Established Swiss private banks are again being named in connection with sanctioned Russian billionaires. Now the talk is of possible links to UBS.

The confidential information related to Russian bank clients that leaked in a hack last September is having broader implications.

A new investigation released by the International Consortium of Investigative Journalists (ICIJ) titled «Cyprus Confidential» is drawing broad coverage in several media worldwide, as it reveals further details of the financial industry's role in connection with the Putin regime in Russia.

«Countless Links»

For Swiss finance, the new disclosures are controversial. According to the Swiss daily newspaper «Tages-Anzeiger» (paywall, German only), the ICIJ found «countless links» between Russian oligarchs and Swiss banks. According to the paper, the information shows that around 20 such Russian clients potentially still had at least one Swiss bank account after the first invasion of Ukraine in 2014. The ostensible connection was often through companies they either owned or had a stake in.

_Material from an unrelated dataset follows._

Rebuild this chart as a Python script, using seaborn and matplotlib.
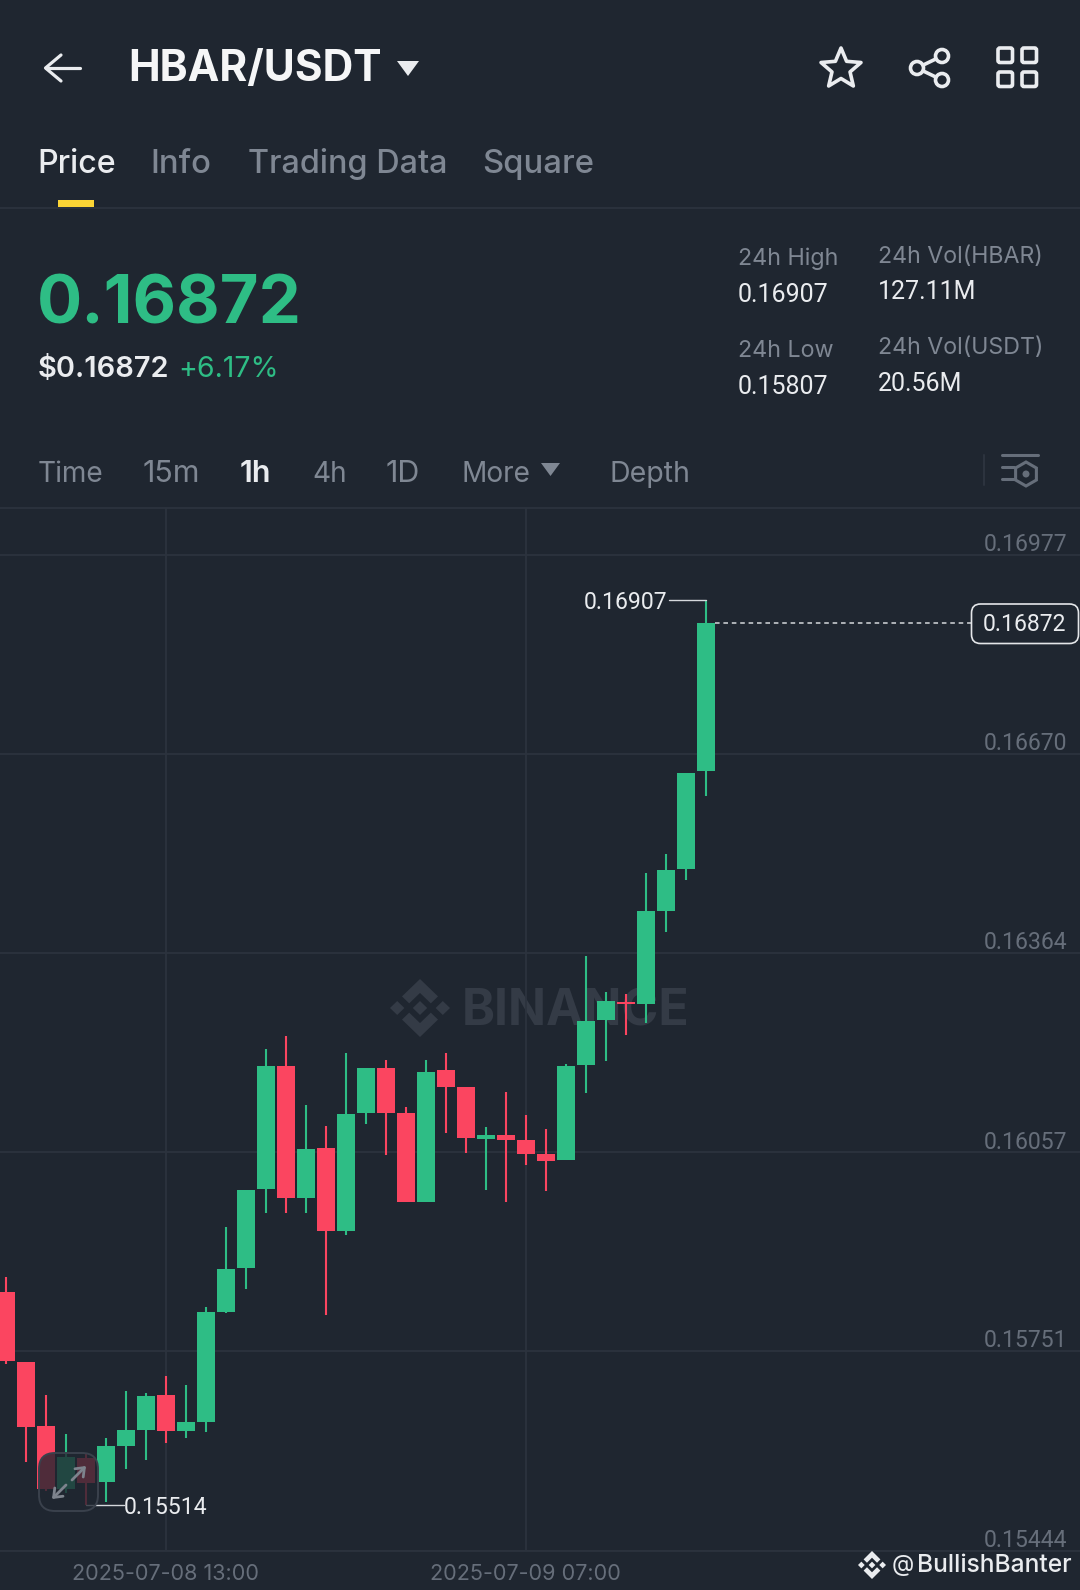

All 20 of them have been sanctioned in the meantime, most of them in Europe and the US, and some of them in Ukraine. Information related to the banking relationships leads to UBS and Credit Suisse as well as Julius Baer and Gutzwiller Bank. The trail also draws in J.P. Morgan and Bank CIC in Basel.

Journalist Payments

Right now much of the speculation centers around Alexei Mordaschov. The wealthy Russian was the owner of media that supported the regime of the country's president, Vladimir Putin. Ostensibly, companies belonging to him paid millions to cellist Sergei Roldugin, who is generally seen as one of Putin's strawmen.

In March 2019 a payment order of 405,000 euros was sent from a UBS account belonging to one of Mordashov's companies to a Russian bank. The payment was believed to be to a German journalist who had also published articles in Switzerland and who was seen as a Russian specialist who had met Putin numerous times. 

Mordaschov was still a UBS client in 2022, the report further indicates. The question now is how long the US will look at the current situation before acting.

Strong External Pressures

This newest data leak just serves to harden views in people's minds that Swiss banks continued to maintain relationships with Russian oligarchs that were closely connected to Putin for far too long. According to estimates from the Swiss Banking Association (SBA) there were about 200 billion francs in Russian assets placed in the domestic banking system before the invasion of Ukraine in February 2022.

Even if not all the assets have been sanctioned, only a few institutes have explicitly stopped banking Russians among them the Zurich investment house Vontobel.

That situation stands in stark contrast to strong external pressures Swiss finance faces, particularly from the US, where authorities are considering whether to sanction individual Swiss banks.